Global: ISO 20345 & EN ISO 20347 Cross-References
While flipflops rarely qualify as safety footwear, major retailers (Carrefour, Tesco, Walmart) now reference ISO 20345 Annex A for outsole abrasion resistance and toe cap impact energy absorption — even without steel toes. Why? Liability mitigation. Require test reports against:
- ISO 20345:2011, Section 5.5 (Abrasion): ≤250 mm³ loss (DIN 53516)
- ISO 20345:2011, Section 5.3 (Impact): ≥200 J energy absorption (footbed + outsole combined)
Your Flipflop Shoe Buying Guide Checklist
Print this. Laminate it. Bring it to your next factory audit or sample review. This isn’t theory — it’s the exact list I use when qualifying new suppliers for clients:
- Pre-PO Verification
- ✅ Confirm factory has in-house material testing capability (tensile, hardness, slip) — or a standing agreement with ISO 17025 lab (ask for contract copy)
- ✅ Review last 3 batch records for toe-post flex life testing — reject if any report shows <50,000 cycles
- ✅ Validate REACH/Prop 65 compliance via full substance-level SDS, not generic ‘compliant’ statements
- Sample Stage
- ✅ Measure toe-post diameter at 3 points (top/mid/base) with digital caliper — tolerance: ±0.15 mm
- ✅ Conduct real-world wet slip test: walk 10 steps barefoot on ceramic tile soaked with 5% soap solution — record slippage events
- ✅ Stress-test toe-post: bend 90° manually 20x — no micro-cracks visible at 10x magnification
- Production Audit
- ✅ Observe CNC lasting station: strap tension must be measured in real-time (target: 8.5–9.2 N) — not eyeballed
- ✅ Check injection molding logbook: temperature, pressure, cycle time logged per shift — no gaps
- ✅ Pull random units (n=30) for peel strength test (footbed-to-outsole interface) — minimum 4.5 N/mm
- Shipping & Documentation
- ✅ All test reports must show actual sample ID numbers matching your PO — not ‘generic batch’
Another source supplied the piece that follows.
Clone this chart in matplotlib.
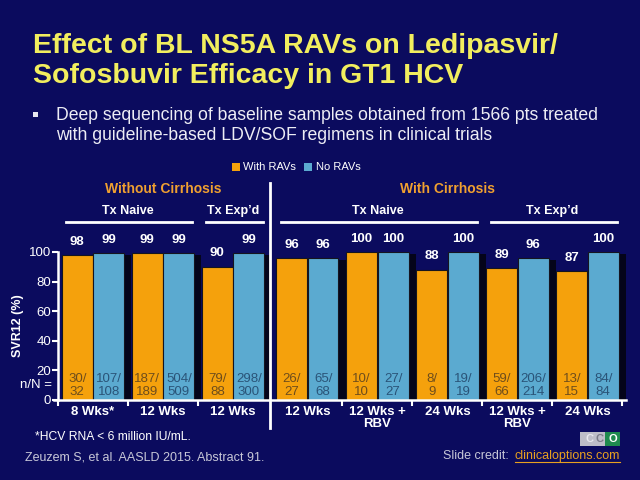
import matplotlib
matplotlib.use("Agg")
import matplotlib.pyplot as plt
from matplotlib.patches import Rectangle
from matplotlib.lines import Line2D

plt.rcParams['font.family'] = ['Liberation Sans', 'DejaVu Sans']

# ---------------- data ----------------
categories = ["8 Wks*", "12 Wks", "12 Wks", "12 Wks", "12 Wks +\nRBV", "24 Wks", "12 Wks +\nRBV", "24 Wks"]
with_ravs = [98, 99, 90, 96, 100, 88, 89, 87]
no_ravs = [99, 99, 99, 96, 100, 100, 96, 100]
with_n = ["30/\n32", "187/\n189", "79/\n88", "26/\n27", "10/\n10", "8/\n9", "59/\n66", "13/\n15"]
no_n = ["107/\n108", "504/\n509", "298/\n300", "65/\n68", "27/\n27", "19/\n19", "206/\n214", "84/\n84"]
cirrhosis = [False, False, False, True, True, True, True, True]
tx_groups = [("Tx Naive", 0, 1), ("Tx Exp\u2019d", 2, 2), ("Tx Naive", 3, 5), ("Tx Exp\u2019d", 6, 7)]
yticks = [0, 20, 40, 60, 80, 100]

BG = '#0b0b5e'
ORANGE = '#F5A10C'
BLUE = '#5BAAD0'
YELLOW = '#F2EE5E'
WHITE = 'white'

fig = plt.figure(figsize=(6.4, 4.8), dpi=100, facecolor=BG)
W, H = 640, 480

def fx(px):
    return px / W

def fy(py):
    return 1 - py / H

ax = fig.add_axes([fx(58), fy(400), (626 - 58) / W, 148 / H])
ax.set_facecolor(BG)

gap = 0.06
centers = [i + 0.5 + (gap if c else 0) for i, c in enumerate(cirrhosis)]
bw = 0.44
off = 0.225

for i, c in enumerate(centers):
    for x, v in ((c - off, with_ravs[i]), (c + off, no_ravs[i])):
        ax.add_patch(Rectangle((x - bw / 2 + 0.05, 0), bw + 0.05, v - 1.2,
                               facecolor='#04041a', edgecolor='none', zorder=1))
ax.bar([c - off for c in centers], with_ravs, width=bw, color=ORANGE,
       edgecolor='#15151f', linewidth=0.8, zorder=2)
ax.bar([c + off for c in centers], no_ravs, width=bw, color=BLUE,
       edgecolor='#15151f', linewidth=0.8, zorder=2)

for i, c in enumerate(centers):
    ax.text(c - off, with_ravs[i] + 9, str(with_ravs[i]), ha='center', va='center',
            color=WHITE, fontsize=9.5, fontweight='bold', clip_on=False)
    ax.text(c + off, no_ravs[i] + 9, str(no_ravs[i]), ha='center', va='center',
            color=WHITE, fontsize=9.5, fontweight='bold', clip_on=False)
    ax.text(c - off, 10, with_n[i], ha='center', va='center', color='#6e4d1c',
            fontsize=9.5, linespacing=1.1, zorder=3)
    ax.text(c + off, 10, no_n[i], ha='center', va='center', color='#2a5478',
            fontsize=9.5, linespacing=1.1, zorder=3)

ax.set_xlim(0, 8.11)
ax.set_ylim(0, 100)

# axes styling
for s in ('top', 'right'):
    ax.spines[s].set_visible(False)
for s in ('left', 'bottom'):
    ax.spines[s].set_color(WHITE)
    ax.spines[s].set_linewidth(1.8)
ax.spines['bottom'].set_bounds(-0.05, 8.11)
ax.set_yticks(yticks)
ax.tick_params(axis='y', colors=WHITE, labelsize=9.5, length=4, width=1.5, pad=1)
ax.set_xticks(centers)
ax.set_xticklabels(categories, fontsize=9.5, fontweight='bold', color=WHITE, linespacing=1.05)
ax.tick_params(axis='x', length=0, pad=4)
bounds = [0] + [(centers[i] + centers[i + 1]) / 2 for i in range(len(centers) - 1)] + [centers[-1] + 0.5]
sep_x = None
for i in range(len(centers) - 1):
    if cirrhosis[i] != cirrhosis[i + 1]:
        sep_x = (centers[i] + centers[i + 1]) / 2
minor = [b for b in bounds if b != sep_x]
ax.set_xticks(minor, minor=True)
ax.tick_params(axis='x', which='minor', length=4, width=1.5, color=WHITE)

ax.text(-0.08, 10, "n/N =", ha='right', va='center', color=WHITE, fontsize=9.5, clip_on=False)
ax.add_line(Line2D([sep_x, sep_x], [-19, 146.5], color=WHITE, linewidth=2, clip_on=False))

# headers
ax.text(sum(centers[:3]) / 3, 142.6, "Without Cirrhosis", ha='center', va='center',
        color='#F0A030', fontsize=10, fontweight='bold', clip_on=False)
ax.text((centers[3] + centers[7]) / 2, 142.6, "With Cirrhosis", ha='center', va='center',
        color='#F0A030', fontsize=10, fontweight='bold', clip_on=False)
for label, a, b in tx_groups:
    ax.text((centers[a] + centers[b]) / 2, 127.7, label, ha='center', va='center',
            color=WHITE, fontsize=9, fontweight='bold', clip_on=False)
    ax.add_line(Line2D([centers[a] - 0.38, centers[b] + 0.42], [120.3, 120.3],
                       color=WHITE, linewidth=2, clip_on=False))

fig.text(fx(18), fy(326), "SVR12 (%)", rotation=90, ha='center', va='center',
         color=WHITE, fontsize=9, fontweight='bold')

# legend
fig.patches.append(Rectangle((fx(232), fy(171)), 8 / W, 8 / H, facecolor=ORANGE,
                             transform=fig.transFigure, figure=fig))
fig.text(fx(243), fy(167), "With RAVs", ha='left', va='center', color=WHITE, fontsize=8)
fig.patches.append(Rectangle((fx(304), fy(171)), 8 / W, 8 / H, facecolor=BLUE,
                             transform=fig.transFigure, figure=fig))
fig.text(fx(316), fy(167), "No RAVs", ha='left', va='center', color=WHITE, fontsize=8)

# title and bullet
fig.text(fx(33), fy(46), "Effect of BL NS5A RAVs on Ledipasvir/", ha='left', va='center',
         color=YELLOW, fontsize=20.5, fontweight='bold')
fig.text(fx(33), fy(76), "Sofosbuvir Efficacy in GT1 HCV", ha='left', va='center',
         color=YELLOW, fontsize=20.5, fontweight='bold')
fig.patches.append(Rectangle((fx(33), fy(117)), 5 / W, 5 / H, facecolor='#E8E8F0',
                             transform=fig.transFigure, figure=fig))
fig.text(fx(56), fy(115), "Deep sequencing of baseline samples obtained from 1566 pts treated",
         ha='left', va='center', color='#EDEDF5', fontsize=12.7)
fig.text(fx(56), fy(135), "with guideline-based LDV/SOF regimens in clinical trials",
         ha='left', va='center', color='#EDEDF5', fontsize=12.7)

# footer
fig.text(fx(35), fy(437), "*HCV RNA < 6 million IU/mL.", ha='left', va='center',
         color=WHITE, fontsize=8.7)
fig.text(fx(25), fy(457), "Zeuzem S, et al. AASLD 2015. Abstract 91.", ha='left', va='center',
         color='#C8C8D8', fontsize=9)
t_link = fig.text(fx(620), fy(456), "clinicaloptions.com", ha='right', va='center',
                  color='#E8A020', fontsize=9)
fig.canvas.draw()
bb = t_link.get_window_extent()
fig.text(bb.x0 / W - 0.003, fy(456), "Slide credit: ", ha='right', va='center',
         color='#C8C8D8', fontsize=9)
fig.add_artist(Line2D([bb.x0 / W, bb.x1 / W], [bb.y0 / H + 0.001, bb.y0 / H + 0.001],
                      color='#E8A020', linewidth=0.8, transform=fig.transFigure))

# CCO logo
fig.patches.append(Rectangle((fx(580), fy(446)), 25 / W, 14 / H, facecolor='#BDBDC8',
                             transform=fig.transFigure, figure=fig))
fig.patches.append(Rectangle((fx(605), fy(446)), 15 / W, 14 / H, facecolor='#1E8A4E',
                             transform=fig.transFigure, figure=fig))
fig.text(fx(590), fy(439), "C", ha='center', va='center', color='#E8E8EE', fontsize=8, fontweight='bold')
fig.text(fx(600), fy(439), "C", ha='center', va='center', color='#7A7A88', fontsize=8, fontweight='bold')
fig.text(fx(612.5), fy(439), "O", ha='center', va='center', color='white', fontsize=8, fontweight='bold')

fig.savefig("out.png", dpi=100, facecolor=BG)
- ✅ Packing list must include lot number traceability linking raw material batch → production date → finished unit
- ✅ CE DoC must list your company as importer — not the factory or trading company
People Also Ask: Flipflop Shoe FAQs
- What’s the minimum acceptable EVA density for durable flipflop footbeds?
- 120 kg/m³ is the absolute floor. For commercial-grade performance (≤15% compression set after 5,000 cycles), specify 130–140 kg/m³ MDI-blended EVA with closed-cell structure verified by SEM imaging.
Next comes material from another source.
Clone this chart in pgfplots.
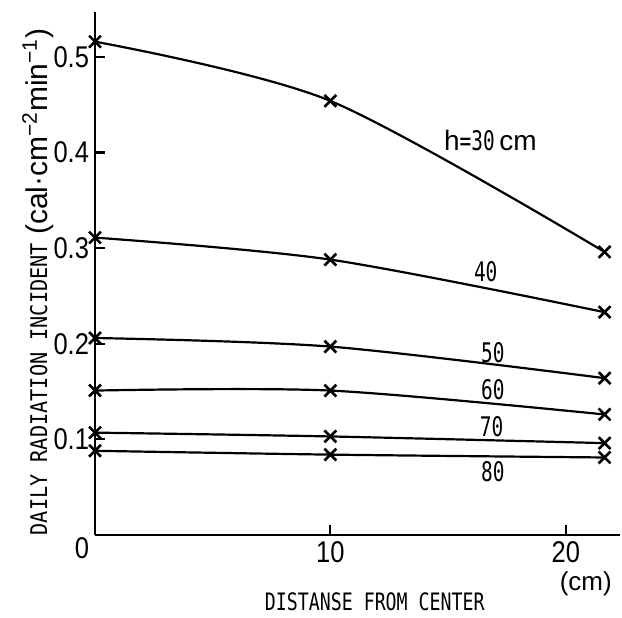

- Can I use Goodyear welt or Blake stitch construction for flipflops?
- No — those methods require a full insole board, heel counter, and toe box structure. Flipflops lack those elements by definition. Attempting either will cause catastrophic delamination. Stick to cemented, injection-molded, or vulcanized methods.
- How do I verify if a factory actually uses CNC shoe lasting for strap tension?
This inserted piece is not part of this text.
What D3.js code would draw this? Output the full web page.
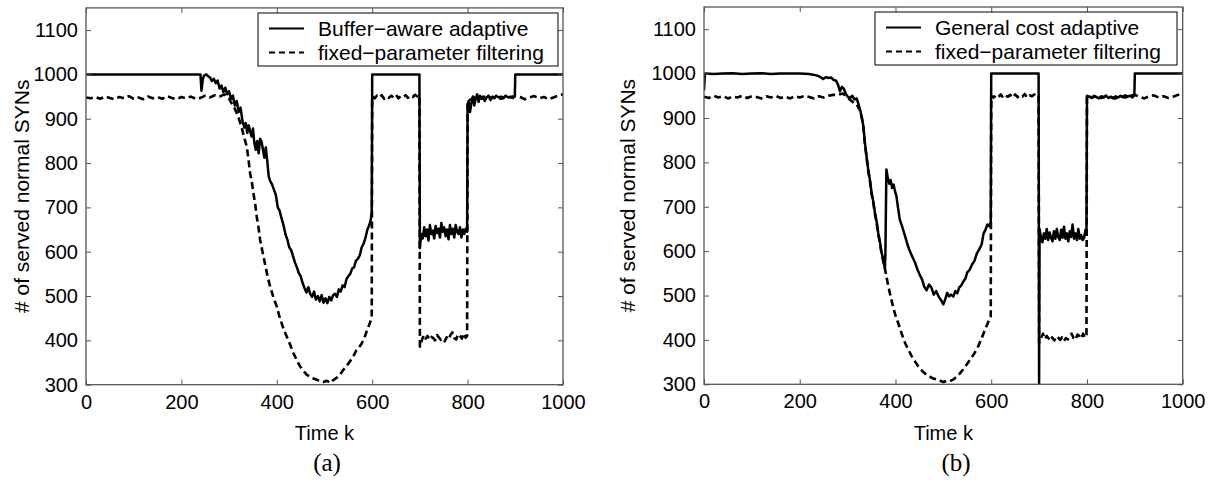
<!DOCTYPE html>
<html>
<head>
<meta charset="utf-8">
<script src="https://cdn.jsdelivr.net/npm/d3@7"></script>
<style>
  body { margin: 0; background: #fff; }
  svg { display: block; }
  .tick text { font-family: "Liberation Sans", Arial, sans-serif; font-size: 20px; fill: #000; }
</style>
</head>
<body>
<div id="chart"></div>
<script>
const xTicks = [0, 200, 400, 600, 800, 1000];
const yTicks = [300, 400, 500, 600, 700, 800, 900, 1000, 1100];

// panel (a): solid line
const bufferAware = [
  [0,1000],[240,1000],[242,963],[245,990],[248,998],[252,1000],[256,996],[260,993],[264,985],[268,990],
  [272,980],[276,986],[280,968],[284,975],[288,960],[292,970],[296,955],[300,962],[304,945],[308,952],
  [312,930],[316,940],[320,915],[324,925],[328,895],[332,880],[335,890],[338,868],[341,885],[344,872],
  [347,860],[350,878],[353,845],[356,830],[359,850],[362,822],[365,855],[368,848],[371,830],[374,812],
  [377,835],[380,805],[383,770],[386,760],[390,752],[394,740],[398,728],[402,700],[406,692],[410,675],
  [414,660],[418,640],[422,628],[426,610],[430,604],[434,590],[438,576],[442,565],[446,552],[450,545],
  [454,530],[458,518],[462,508],[466,520],[470,505],[474,498],[478,510],[482,492],[486,500],[490,488],
  [494,502],[498,485],[502,495],[506,484],[510,498],[514,490],[518,502],[522,505],[526,498],[530,515],
  [534,510],[538,524],[542,520],[546,538],[550,545],[554,550],[558,562],[562,565],[566,580],[570,584],
  [574,592],[578,610],[582,618],[586,632],[590,650],[594,660],[597,672],[599,690],[600,1000],[699,1000],
  [700,608],[703,640],[706,630],[709,655],[712,635],[715,650],[718,625],[721,660],[724,640],[727,648],
  [730,630],[733,658],[736,642],[739,652],[742,632],[745,665],[748,645],[751,655],[754,635],[757,650],
  [760,628],[763,660],[766,640],[769,652],[772,632],[775,660],[778,645],[781,640],[784,655],[787,632],
  [790,650],[793,640],[796,652],[799,645],[800,928],[802,940],[805,915],[808,935],[811,950],[814,930],
  [817,945],[820,955],[823,938],[826,952],[829,945],[832,950],[836,940],[840,948],[844,952],[848,942],
  [852,950],[856,946],[860,952],[865,948],[870,950],[875,946],[880,952],[885,948],[890,950],[895,947],
  [899,950],[900,1000],[1000,1000]
];

// panel (a): dashed line
const fixedA = [
  [0,948],[10,946],[20,949],[30,945],[40,950],[50,947],[60,944],[70,949],[80,946],[90,951],
  [100,945],[110,948],[120,944],[130,950],[140,946],[150,949],[160,945],[170,951],[180,947],[190,944],
  [200,949],[210,946],[220,950],[230,945],[240,947],[250,952],[260,948],[270,953],[280,950],[290,955],
  [300,945],[305,935],[310,927],[315,915],[320,902],[326,882],[331,860],[337,837],[341,805],[344,777],
  [348,755],[351,732],[355,705],[358,679],[362,652],[365,627],[370,600],[375,574],[380,548],[386,521],
  [393,497],[400,476],[405,456],[410,439],[415,423],[421,408],[428,390],[435,371],[442,355],[449,341],
  [456,331],[463,322],[470,318],[477,314],[484,311],[491,308],[498,306],[505,309],[512,304],[519,311],
  [526,316],[532,322],[539,333],[546,342],[553,352],[560,363],[566,376],[572,384],[578,393],[585,410],
  [590,425],[594,436],[597,445],[599,453],[600,950],[605,946],[610,952],[615,948],[620,953],[625,945],
  [630,950],[635,947],[640,952],[645,948],[650,954],[655,946],[660,951],[665,949],[670,953],[675,947],
  [680,952],[685,949],[690,954],[695,950],[699,952],[700,386],[704,400],[708,412],[712,404],[716,410],
  [720,402],[724,408],[728,405],[732,400],[736,412],[740,406],[744,401],[748,404],[752,398],[756,407],
  [760,402],[764,412],[768,418],[772,405],[776,402],[780,414],[784,410],[788,404],[792,416],[796,406],
  [799,410],[800,940],[810,945],[820,950],[830,946],[840,952],[850,947],[860,950],[870,945],[880,951],
  [890,948],[900,952],[910,949],[920,944],[930,948],[940,951],[950,946],[960,949],[970,944],[980,948],
  [990,952],[1000,955]
];

// panel (b): solid line
const generalCost = [
  [0,962],[2,1000],[20,999],[40,1000],[60,1001],[80,999],[100,1000],[120,1001],[140,999],[160,1000],
  [180,1000],[200,1000],[220,999],[235,996],[242,993],[249,988],[255,992],[260,990],[266,991],[270,986],
  [276,984],[280,975],[284,960],[288,970],[292,966],[296,955],[300,948],[305,945],[310,950],[314,942],
  [319,944],[323,930],[326,919],[330,900],[333,881],[336,845],[340,810],[343,784],[347,758],[350,732],
  [354,710],[357,687],[361,664],[364,641],[368,618],[371,596],[374,585],[376,570],[378,562],[379,600],
  [381,784],[384,765],[387,752],[390,760],[393,742],[396,750],[399,735],[402,724],[405,700],[409,671],
  [414,655],[420,634],[425,615],[430,600],[435,588],[441,574],[446,558],[451,546],[456,535],[460,520],
  [465,512],[470,525],[475,518],[480,502],[485,510],[490,498],[495,490],[500,480],[504,492],[508,506],
  [512,498],[516,502],[521,498],[525,510],[529,505],[533,518],[537,522],[542,532],[546,538],[550,552],
  [555,558],[560,570],[565,578],[570,595],[575,604],[580,615],[584,640],[588,648],[592,660],[596,656],
  [599,665],[600,1000],[699,1000],[700,300],[701,650],[704,630],[707,620],[710,640],[713,628],[716,650],
  [719,625],[722,642],[725,630],[728,622],[731,645],[734,628],[737,650],[740,632],[743,625],[746,648],
  [749,630],[752,655],[755,628],[758,640],[761,622],[764,645],[767,632],[770,660],[773,628],[776,640],
  [779,625],[782,650],[785,628],[788,636],[791,625],[794,630],[797,648],[799,640],[800,950],[805,948],
  [810,945],[815,950],[820,947],[825,944],[830,949],[835,946],[840,950],[845,945],[850,948],[855,944],
  [860,949],[865,946],[870,950],[875,947],[880,951],[885,948],[890,950],[895,946],[899,951],[900,1000],
  [1000,1000]
];

// panel (b): dashed line
const fixedB = [
  [0,948],[10,945],[20,950],[30,946],[40,949],[50,944],[60,948],[70,946],[80,950],[90,945],
  [100,949],[110,947],[120,944],[130,949],[140,946],[150,950],[160,945],[170,948],[180,944],[190,949],
  [200,946],[210,950],[220,947],[230,944],[240,949],[250,946],[260,950],[270,952],[280,952],[290,955],
  [300,946],[305,941],[312,935],[319,930],[326,917],[330,898],[333,878],[336,843],[340,808],[343,781],
  [347,755],[350,729],[354,707],[357,684],[361,661],[364,638],[368,615],[371,593],[375,575],[378,560],
  [385,521],[390,497],[395,475],[400,455],[406,437],[413,414],[420,393],[427,378],[434,363],[441,351],
  [448,340],[456,330],[465,321],[472,317],[479,313],[486,311],[493,308],[500,305],[507,308],[514,307],
  [521,311],[529,318],[538,329],[547,342],[556,356],[565,370],[573,386],[580,404],[587,423],[592,436],
  [596,446],[599,453],[600,950],[605,946],[610,951],[615,947],[620,953],[625,945],[630,950],[635,948],
  [640,952],[645,946],[650,953],[655,947],[660,951],[665,948],[670,954],[675,946],[680,951],[685,949],
  [690,953],[695,948],[699,950],[700,393],[704,405],[708,414],[712,402],[716,409],[720,403],[724,410],
  [728,404],[732,399],[736,408],[740,405],[744,400],[748,406],[752,398],[756,404],[760,401],[764,410],
  [768,414],[772,404],[776,400],[780,412],[784,409],[788,403],[792,414],[796,405],[799,412],[800,950],
  [810,946],[820,949],[830,945],[840,950],[850,947],[860,944],[870,949],[880,946],[890,950],[900,952],
  [910,948],[920,944],[930,949],[940,951],[950,946],[960,949],[970,945],[980,948],[990,952],[1000,955]
];

const panels = [
  { id: "a", left: 86, right: 563, top: 7.9, bottom: 384.7, yLabelX: 28.5, capX: 327,
    legend: { x: 258, y: 13, w: 300, h: 53 },
    series: [
      { name: "Buffer\u2212aware adaptive", data: bufferAware, dash: null },
      { name: "fixed\u2212parameter filtering", data: fixedA, dash: "6,4" }
    ] },
  { id: "b", left: 704, right: 1182.7, top: 7.0, bottom: 384.3, yLabelX: 635, capX: 956,
    legend: { x: 875, y: 12, w: 302, h: 53 },
    series: [
      { name: "General cost adaptive", data: generalCost, dash: null },
      { name: "fixed\u2212parameter filtering", data: fixedB, dash: "6,4" }
    ] }
];

const width = 1214;
const height = 487;
const font = '"Liberation Sans", Arial, sans-serif';

const svg = d3.select("#chart")
  .append("svg")
  .attr("width", width)
  .attr("height", height);

panels.forEach((p) => {
  const x = d3.scaleLinear().domain([0, 1000]).range([p.left, p.right]);
  const y = d3.scaleLinear().domain([300, 1150]).range([p.bottom, p.top]);
  const g = svg.append("g");

  // clip so lines stay inside the box
  g.append("clipPath")
    .attr("id", "clip-" + p.id)
    .append("rect")
    .attr("x", p.left)
    .attr("y", p.top)
    .attr("width", p.right - p.left)
    .attr("height", p.bottom - p.top);

  const line = d3.line().x((d) => x(d[0])).y((d) => y(d[1]));

  // draw dashed first, solid on top
  p.series.slice().reverse().forEach((s) => {
    g.append("path")
      .datum(s.data)
      .attr("clip-path", `url(#clip-${p.id})`)
      .attr("d", line)
      .attr("fill", "none")
      .attr("stroke", "#000")
      .attr("stroke-width", s.dash ? 2.6 : 2.5)
      .attr("stroke-linejoin", "round")
      .attr("stroke-dasharray", s.dash ? "7,4" : null);
  });

  // axes with inward ticks
  const axisStyle = (a) => {
    a.select(".domain").remove();
    a.selectAll(".tick line").attr("stroke", "#555");
  };
  const fmt = d3.format("d");
  g.append("g")
    .attr("transform", `translate(0,${p.bottom})`)
    .call(d3.axisBottom(x).tickValues(xTicks).tickFormat(fmt).tickSize(-5).tickPadding(10))
    .call(axisStyle);
  g.append("g")
    .attr("transform", `translate(${p.left},0)`)
    .call(d3.axisLeft(y).tickValues(yTicks).tickFormat(fmt).tickSize(-5).tickPadding(8))
    .call(axisStyle);
  g.append("g")
    .attr("transform", `translate(0,${p.top})`)
    .call(d3.axisTop(x).tickValues(xTicks).tickSize(-5).tickFormat(""))
    .call(axisStyle);
  g.append("g")
    .attr("transform", `translate(${p.right},0)`)
    .call(d3.axisRight(y).tickValues(yTicks).tickSize(-5).tickFormat(""))
    .call(axisStyle);

  g.selectAll(".tick text").attr("font-family", font).attr("font-size", 20);

  g.append("rect")
    .attr("x", p.left)
    .attr("y", p.top)
    .attr("width", p.right - p.left)
    .attr("height", p.bottom - p.top)
    .attr("fill", "none")
    .attr("stroke", "#555")
    .attr("stroke-width", 1.3);

  // axis titles
  g.append("text")
    .attr("x", (p.left + p.right) / 2)
    .attr("y", 440)
    .attr("text-anchor", "middle")
    .attr("font-family", font)
    .attr("font-size", 20)
    .text("Time k");

  g.append("text")
    .attr("transform", `translate(${p.yLabelX},${(p.top + p.bottom) / 2}) rotate(-90)`)
    .attr("text-anchor", "middle")
    .attr("font-family", font)
    .attr("font-size", 21)
    .text("# of served normal SYNs");

  g.append("text")
    .attr("x", p.capX)
    .attr("y", 471)
    .attr("text-anchor", "middle")
    .attr("font-family", '"Liberation Serif", "Times New Roman", serif')
    .attr("font-size", 25)
    .text(`(${p.id})`);

  // legend
  const lg = g.append("g").attr("transform", `translate(${p.legend.x},${p.legend.y})`);
  lg.append("rect")
    .attr("width", p.legend.w)
    .attr("height", p.legend.h)
    .attr("fill", "#fff")
    .attr("stroke", "#000")
    .attr("stroke-width", 1);
  p.series.forEach((s, i) => {
    const ly = 15.5 + i * 24;
    lg.append("line")
      .attr("x1", 11)
      .attr("x2", 46)
      .attr("y1", ly)
      .attr("y2", ly)
      .attr("stroke", "#000")
      .attr("stroke-width", 2.2)
      .attr("stroke-dasharray", s.dash);
    lg.append("text")
      .attr("x", 60)
      .attr("y", ly + 7)
      .attr("font-family", font)
      .attr("font-size", 21)
      .text(s.name);
  });
});
</script>
</body>
</html>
- Ask for video of the lasting station showing real-time tension readout on screen — not just photos. Then request calibration certificate for the load cell (must be ISO 17025 accredited, recalibrated every 6 months).
- Are there ISO standards specifically for flipflop shoes?
- No standalone ISO for flipflops — but EN ISO 13287 (slip resistance), ISO 20345 (abrasion/impact), and ISO 20347 (general footwear requirements) are universally applied. Always reference these in your tech pack.
- What’s the fastest way to kill a flipflop’s lifespan?
- Storing them in direct sunlight or near heaters. UV exposure degrades TPU and EVA — causing chalky surfaces and brittle toe-posts within 6 weeks. Recommend black PE bags with UV inhibitors for shipping and warehousing.
- Is 3D printing viable for flipflop shoe production?
- Only for prototyping or ultra-niche DTC (≤1,000 pairs/year). MJF PA12 + TPU lattices offer custom fit but cost 3.1× more than injection-molded units and lack EN ISO 13287 certification pathways. Not scalable for retail.